● **PROBLEM DETAILS**:
Reproduce nothing but the lines from the one with "Reproduce this chart with matplotlib." through the one with "W, H = 1143, 754", exactly and with both ends. Omit pictures.

● **PROVIDED RECORDS**:
_ _ _ _ _ _ _

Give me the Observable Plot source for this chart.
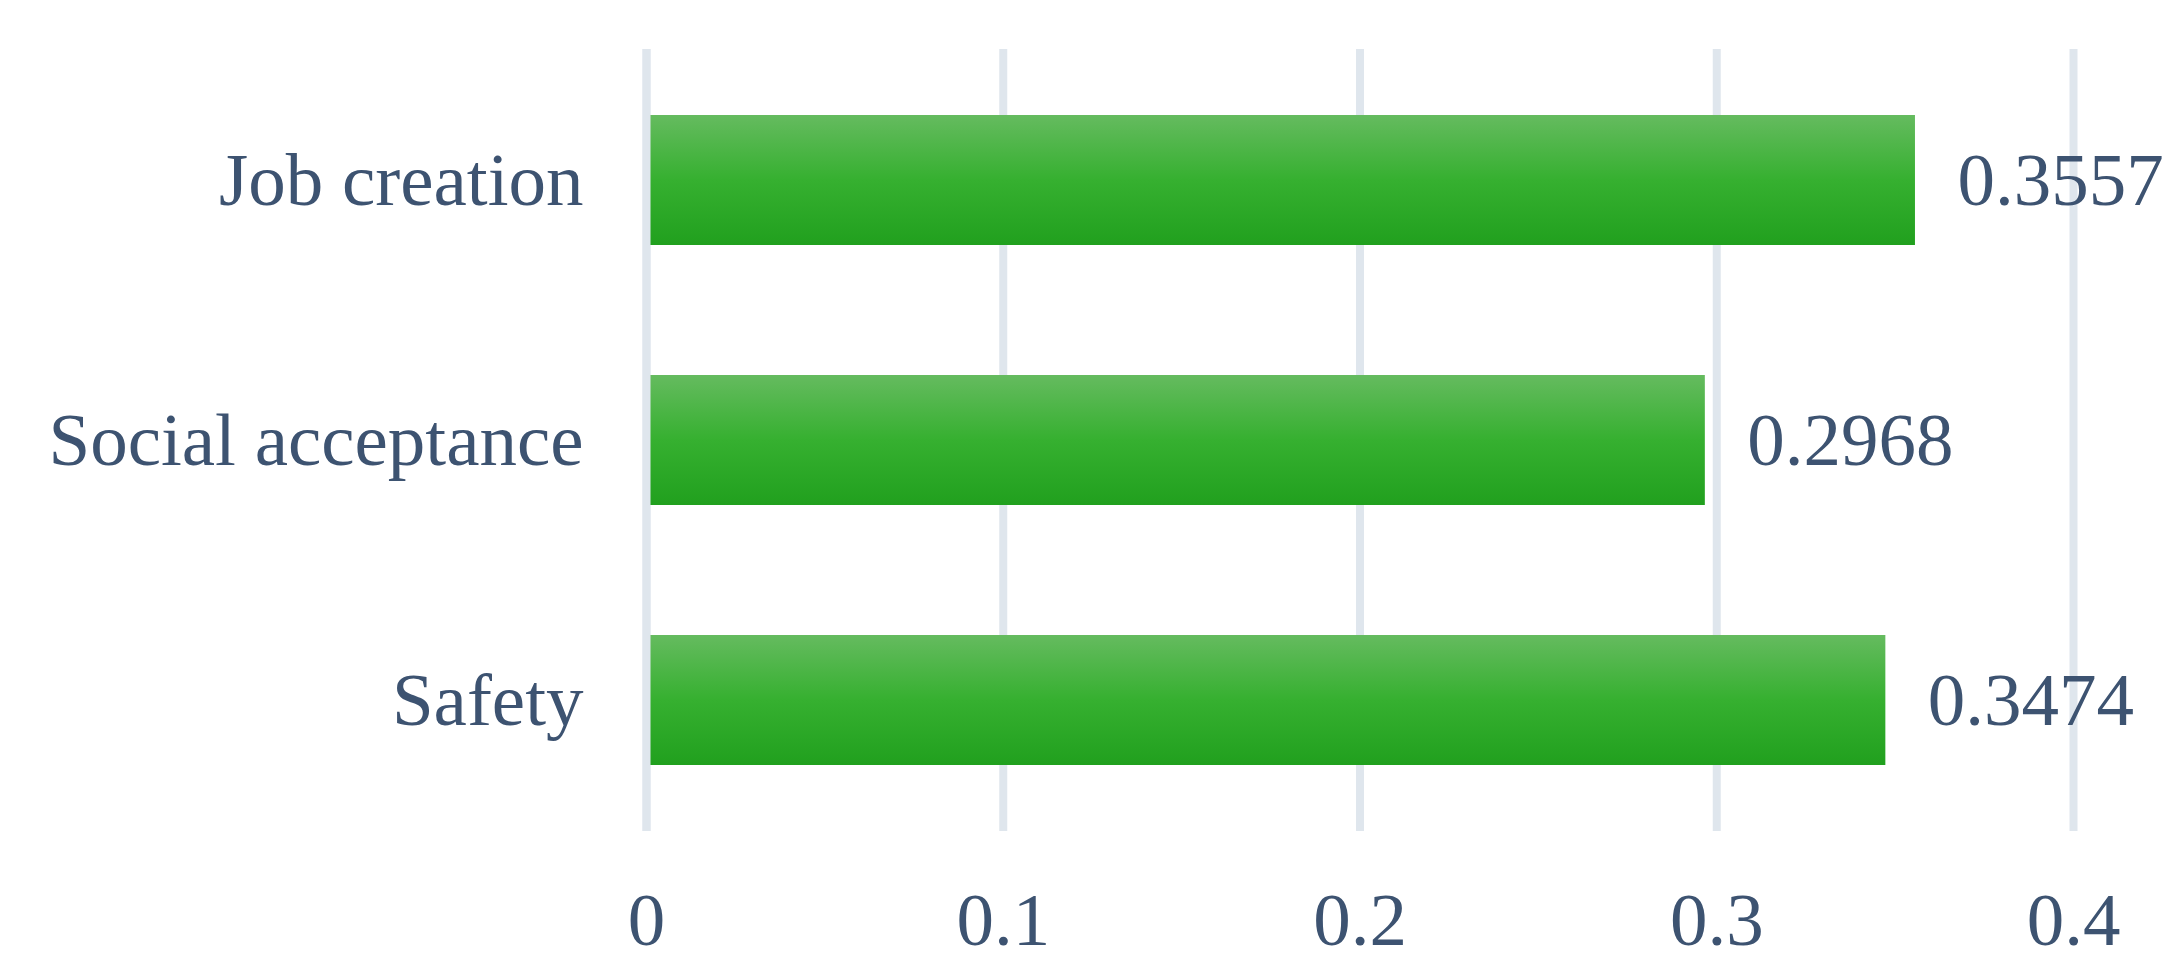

_ _ _ _ _ _ _

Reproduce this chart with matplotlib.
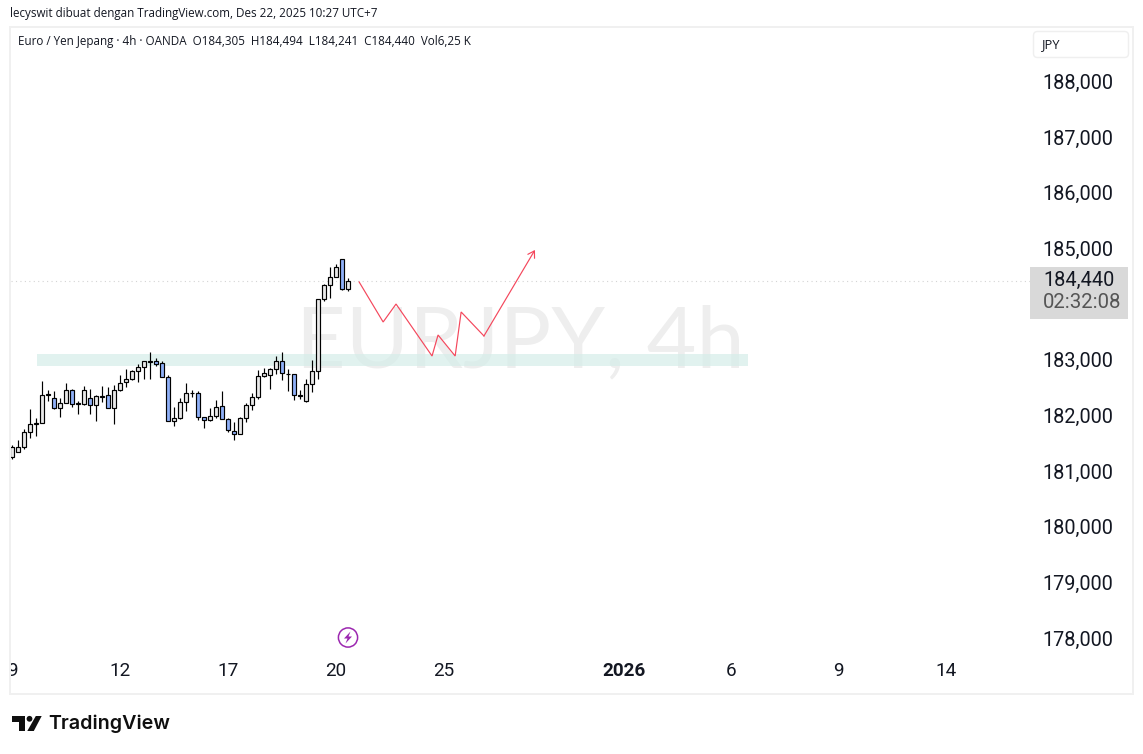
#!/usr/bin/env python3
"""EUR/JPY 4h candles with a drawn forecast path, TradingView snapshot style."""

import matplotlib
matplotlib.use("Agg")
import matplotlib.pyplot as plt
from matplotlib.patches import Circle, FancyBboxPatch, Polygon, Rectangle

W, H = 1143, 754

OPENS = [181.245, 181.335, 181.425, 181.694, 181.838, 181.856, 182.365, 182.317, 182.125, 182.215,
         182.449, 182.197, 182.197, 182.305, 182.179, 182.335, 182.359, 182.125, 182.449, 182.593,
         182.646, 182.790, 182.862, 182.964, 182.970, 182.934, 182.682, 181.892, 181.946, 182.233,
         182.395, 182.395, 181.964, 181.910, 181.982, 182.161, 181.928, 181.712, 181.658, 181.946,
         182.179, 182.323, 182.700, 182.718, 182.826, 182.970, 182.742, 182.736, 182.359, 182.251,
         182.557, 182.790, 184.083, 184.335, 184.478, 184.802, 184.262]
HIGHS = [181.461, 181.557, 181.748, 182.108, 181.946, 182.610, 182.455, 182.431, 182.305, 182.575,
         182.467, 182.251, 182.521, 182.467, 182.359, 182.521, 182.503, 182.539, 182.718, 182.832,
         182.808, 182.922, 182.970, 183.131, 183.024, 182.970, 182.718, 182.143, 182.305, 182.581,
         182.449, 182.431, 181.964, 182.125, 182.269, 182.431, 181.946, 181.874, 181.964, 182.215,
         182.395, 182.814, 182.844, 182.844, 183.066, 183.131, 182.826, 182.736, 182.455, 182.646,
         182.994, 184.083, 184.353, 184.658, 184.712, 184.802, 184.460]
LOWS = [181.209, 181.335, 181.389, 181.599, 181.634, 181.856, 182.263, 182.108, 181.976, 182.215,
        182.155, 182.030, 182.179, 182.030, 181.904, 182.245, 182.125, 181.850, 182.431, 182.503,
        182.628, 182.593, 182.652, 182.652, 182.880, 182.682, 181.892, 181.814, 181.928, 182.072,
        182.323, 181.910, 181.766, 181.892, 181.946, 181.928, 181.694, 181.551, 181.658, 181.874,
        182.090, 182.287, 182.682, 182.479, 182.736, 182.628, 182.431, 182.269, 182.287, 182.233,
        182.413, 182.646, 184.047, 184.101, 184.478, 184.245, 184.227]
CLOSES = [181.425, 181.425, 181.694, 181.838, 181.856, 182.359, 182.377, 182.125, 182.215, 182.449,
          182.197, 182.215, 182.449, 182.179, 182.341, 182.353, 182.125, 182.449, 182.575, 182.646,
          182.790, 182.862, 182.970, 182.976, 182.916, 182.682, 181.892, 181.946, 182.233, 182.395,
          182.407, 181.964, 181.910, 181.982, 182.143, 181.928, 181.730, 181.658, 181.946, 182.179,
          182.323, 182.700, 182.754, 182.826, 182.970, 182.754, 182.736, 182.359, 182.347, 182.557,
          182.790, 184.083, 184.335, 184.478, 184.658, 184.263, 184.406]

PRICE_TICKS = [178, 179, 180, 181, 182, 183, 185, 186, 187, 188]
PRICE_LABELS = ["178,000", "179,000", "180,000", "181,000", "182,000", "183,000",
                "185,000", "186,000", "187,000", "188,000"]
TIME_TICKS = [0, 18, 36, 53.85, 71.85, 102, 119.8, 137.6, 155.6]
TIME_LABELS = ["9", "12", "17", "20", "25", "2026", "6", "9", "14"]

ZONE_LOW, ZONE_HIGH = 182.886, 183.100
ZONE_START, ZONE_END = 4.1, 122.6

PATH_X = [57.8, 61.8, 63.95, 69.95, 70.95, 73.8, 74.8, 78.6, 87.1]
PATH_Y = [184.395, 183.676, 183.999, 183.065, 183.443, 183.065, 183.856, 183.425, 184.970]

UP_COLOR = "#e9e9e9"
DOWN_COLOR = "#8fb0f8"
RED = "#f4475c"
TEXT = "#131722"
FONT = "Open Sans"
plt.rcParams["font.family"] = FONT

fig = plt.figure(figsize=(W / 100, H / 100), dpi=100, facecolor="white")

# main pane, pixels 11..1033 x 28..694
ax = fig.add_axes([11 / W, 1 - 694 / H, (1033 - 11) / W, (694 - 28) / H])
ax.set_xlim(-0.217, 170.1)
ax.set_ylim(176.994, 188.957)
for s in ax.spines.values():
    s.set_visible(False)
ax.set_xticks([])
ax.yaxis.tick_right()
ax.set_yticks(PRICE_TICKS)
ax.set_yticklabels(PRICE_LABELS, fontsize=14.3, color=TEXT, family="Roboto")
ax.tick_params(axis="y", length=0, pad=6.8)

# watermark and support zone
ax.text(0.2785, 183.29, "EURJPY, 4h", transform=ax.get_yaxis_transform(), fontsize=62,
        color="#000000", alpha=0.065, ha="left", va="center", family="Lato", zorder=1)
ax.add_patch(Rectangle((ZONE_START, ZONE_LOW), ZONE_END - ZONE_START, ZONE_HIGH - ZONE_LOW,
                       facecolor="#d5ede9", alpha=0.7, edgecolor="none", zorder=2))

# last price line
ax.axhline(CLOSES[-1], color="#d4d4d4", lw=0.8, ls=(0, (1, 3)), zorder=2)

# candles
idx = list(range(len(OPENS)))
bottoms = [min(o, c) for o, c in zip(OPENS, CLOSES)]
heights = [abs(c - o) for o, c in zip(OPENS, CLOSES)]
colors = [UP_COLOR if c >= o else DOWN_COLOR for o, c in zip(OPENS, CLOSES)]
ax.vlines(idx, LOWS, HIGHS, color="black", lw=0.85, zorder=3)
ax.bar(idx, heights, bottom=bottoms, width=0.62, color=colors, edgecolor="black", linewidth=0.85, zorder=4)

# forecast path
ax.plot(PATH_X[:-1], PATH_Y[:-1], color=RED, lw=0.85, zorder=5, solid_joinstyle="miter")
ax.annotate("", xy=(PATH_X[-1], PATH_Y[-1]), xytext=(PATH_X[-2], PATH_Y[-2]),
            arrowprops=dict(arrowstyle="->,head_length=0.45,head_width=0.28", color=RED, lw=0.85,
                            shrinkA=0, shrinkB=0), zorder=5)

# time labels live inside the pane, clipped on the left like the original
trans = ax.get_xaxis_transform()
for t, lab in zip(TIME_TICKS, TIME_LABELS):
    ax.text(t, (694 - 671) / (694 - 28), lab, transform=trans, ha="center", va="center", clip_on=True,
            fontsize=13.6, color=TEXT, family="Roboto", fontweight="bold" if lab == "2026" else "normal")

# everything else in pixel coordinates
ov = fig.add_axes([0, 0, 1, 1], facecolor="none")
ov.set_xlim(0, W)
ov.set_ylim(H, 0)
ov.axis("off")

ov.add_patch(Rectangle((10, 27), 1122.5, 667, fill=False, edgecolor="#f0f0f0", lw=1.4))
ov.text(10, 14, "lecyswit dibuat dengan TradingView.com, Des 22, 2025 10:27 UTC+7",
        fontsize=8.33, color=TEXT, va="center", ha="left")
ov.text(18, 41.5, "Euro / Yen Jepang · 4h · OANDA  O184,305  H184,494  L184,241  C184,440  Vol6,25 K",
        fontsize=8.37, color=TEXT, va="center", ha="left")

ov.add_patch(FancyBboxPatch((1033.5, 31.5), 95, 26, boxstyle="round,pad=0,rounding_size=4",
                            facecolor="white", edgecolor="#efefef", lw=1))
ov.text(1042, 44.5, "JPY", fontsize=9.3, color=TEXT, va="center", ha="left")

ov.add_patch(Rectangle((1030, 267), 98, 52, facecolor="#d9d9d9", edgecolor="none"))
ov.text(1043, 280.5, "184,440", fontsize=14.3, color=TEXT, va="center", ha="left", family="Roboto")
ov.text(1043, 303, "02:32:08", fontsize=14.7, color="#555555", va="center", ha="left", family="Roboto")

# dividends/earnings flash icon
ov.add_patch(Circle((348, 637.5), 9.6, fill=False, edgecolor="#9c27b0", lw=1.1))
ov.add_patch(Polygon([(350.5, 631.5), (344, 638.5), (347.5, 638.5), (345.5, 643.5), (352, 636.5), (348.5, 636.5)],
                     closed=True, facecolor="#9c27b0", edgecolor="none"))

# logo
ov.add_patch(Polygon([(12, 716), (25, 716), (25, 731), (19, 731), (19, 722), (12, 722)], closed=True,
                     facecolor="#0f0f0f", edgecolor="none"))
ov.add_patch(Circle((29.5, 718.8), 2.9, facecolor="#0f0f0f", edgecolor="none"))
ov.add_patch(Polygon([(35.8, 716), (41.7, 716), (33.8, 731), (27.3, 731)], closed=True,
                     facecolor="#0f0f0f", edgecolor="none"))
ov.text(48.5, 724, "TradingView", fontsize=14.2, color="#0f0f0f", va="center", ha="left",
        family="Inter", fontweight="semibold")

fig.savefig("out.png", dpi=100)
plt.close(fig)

_ _ _ _ _ _ _

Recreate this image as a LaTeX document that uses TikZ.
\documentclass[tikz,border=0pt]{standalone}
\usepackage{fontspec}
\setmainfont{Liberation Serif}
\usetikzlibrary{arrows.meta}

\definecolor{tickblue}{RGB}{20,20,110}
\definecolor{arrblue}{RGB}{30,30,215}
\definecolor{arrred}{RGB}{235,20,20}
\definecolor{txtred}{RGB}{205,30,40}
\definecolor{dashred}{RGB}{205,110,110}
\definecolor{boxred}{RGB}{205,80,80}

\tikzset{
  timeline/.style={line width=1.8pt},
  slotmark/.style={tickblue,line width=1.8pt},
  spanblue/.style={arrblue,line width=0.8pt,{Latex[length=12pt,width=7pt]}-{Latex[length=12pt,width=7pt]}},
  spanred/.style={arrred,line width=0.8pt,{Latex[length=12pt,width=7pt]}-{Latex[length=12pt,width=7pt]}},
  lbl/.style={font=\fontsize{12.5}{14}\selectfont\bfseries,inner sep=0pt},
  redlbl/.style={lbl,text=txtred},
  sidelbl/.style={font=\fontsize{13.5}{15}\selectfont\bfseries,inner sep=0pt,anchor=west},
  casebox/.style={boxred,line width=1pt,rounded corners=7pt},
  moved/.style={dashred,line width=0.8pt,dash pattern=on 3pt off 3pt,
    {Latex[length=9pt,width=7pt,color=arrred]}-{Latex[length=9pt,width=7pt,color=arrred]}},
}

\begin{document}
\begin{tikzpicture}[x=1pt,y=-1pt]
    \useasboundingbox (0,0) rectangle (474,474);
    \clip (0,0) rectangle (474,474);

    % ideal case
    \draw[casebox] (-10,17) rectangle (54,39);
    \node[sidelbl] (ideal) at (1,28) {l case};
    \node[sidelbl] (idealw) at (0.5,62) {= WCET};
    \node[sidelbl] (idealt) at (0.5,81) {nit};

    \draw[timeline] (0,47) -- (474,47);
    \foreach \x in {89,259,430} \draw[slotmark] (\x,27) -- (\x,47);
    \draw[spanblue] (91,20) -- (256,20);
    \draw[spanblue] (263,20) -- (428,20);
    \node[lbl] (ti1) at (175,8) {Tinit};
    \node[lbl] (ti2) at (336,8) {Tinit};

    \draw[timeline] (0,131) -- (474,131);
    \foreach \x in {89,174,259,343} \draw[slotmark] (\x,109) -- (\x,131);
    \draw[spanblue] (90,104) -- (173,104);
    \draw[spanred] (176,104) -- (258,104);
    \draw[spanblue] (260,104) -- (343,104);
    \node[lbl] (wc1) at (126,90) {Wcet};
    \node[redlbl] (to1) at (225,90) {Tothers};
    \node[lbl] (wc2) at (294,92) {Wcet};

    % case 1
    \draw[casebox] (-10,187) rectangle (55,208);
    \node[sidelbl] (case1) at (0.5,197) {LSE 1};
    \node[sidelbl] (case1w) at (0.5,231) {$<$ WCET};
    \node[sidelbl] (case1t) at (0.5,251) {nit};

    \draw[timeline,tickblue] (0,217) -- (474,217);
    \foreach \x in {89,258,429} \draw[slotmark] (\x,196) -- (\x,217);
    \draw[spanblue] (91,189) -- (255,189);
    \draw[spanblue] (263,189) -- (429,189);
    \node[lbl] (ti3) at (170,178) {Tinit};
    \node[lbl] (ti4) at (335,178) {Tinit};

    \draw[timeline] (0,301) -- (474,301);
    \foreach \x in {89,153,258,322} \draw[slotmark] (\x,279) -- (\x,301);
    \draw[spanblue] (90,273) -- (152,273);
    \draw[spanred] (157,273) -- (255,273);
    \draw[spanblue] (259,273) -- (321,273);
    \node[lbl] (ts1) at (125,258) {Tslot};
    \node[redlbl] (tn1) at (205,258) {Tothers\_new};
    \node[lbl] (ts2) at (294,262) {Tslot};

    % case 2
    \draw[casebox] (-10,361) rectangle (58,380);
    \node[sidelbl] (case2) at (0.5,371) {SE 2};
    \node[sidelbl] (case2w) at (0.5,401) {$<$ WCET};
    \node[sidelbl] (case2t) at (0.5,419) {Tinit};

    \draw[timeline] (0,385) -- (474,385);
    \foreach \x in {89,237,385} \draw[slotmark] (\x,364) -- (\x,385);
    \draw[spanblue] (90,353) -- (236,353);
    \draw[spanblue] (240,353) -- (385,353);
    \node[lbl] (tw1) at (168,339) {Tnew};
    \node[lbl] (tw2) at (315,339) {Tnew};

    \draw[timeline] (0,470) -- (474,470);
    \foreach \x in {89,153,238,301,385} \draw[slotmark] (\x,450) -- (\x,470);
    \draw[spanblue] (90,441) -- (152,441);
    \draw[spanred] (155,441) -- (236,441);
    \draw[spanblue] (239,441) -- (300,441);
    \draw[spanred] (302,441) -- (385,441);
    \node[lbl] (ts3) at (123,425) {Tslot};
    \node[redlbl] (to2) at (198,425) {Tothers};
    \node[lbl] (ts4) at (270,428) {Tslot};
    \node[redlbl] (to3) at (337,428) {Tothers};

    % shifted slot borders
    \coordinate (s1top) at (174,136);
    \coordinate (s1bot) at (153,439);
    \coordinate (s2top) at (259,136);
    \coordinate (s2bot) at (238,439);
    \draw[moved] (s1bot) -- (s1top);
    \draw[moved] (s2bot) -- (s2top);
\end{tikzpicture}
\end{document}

_ _ _ _ _ _ _

● **ANSWER TO THIS TASK**:
Reproduce this chart with matplotlib.
#!/usr/bin/env python3
"""EUR/JPY 4h candles with a drawn forecast path, TradingView snapshot style."""

import matplotlib
matplotlib.use("Agg")
import matplotlib.pyplot as plt
from matplotlib.patches import Circle, FancyBboxPatch, Polygon, Rectangle

W, H = 1143, 754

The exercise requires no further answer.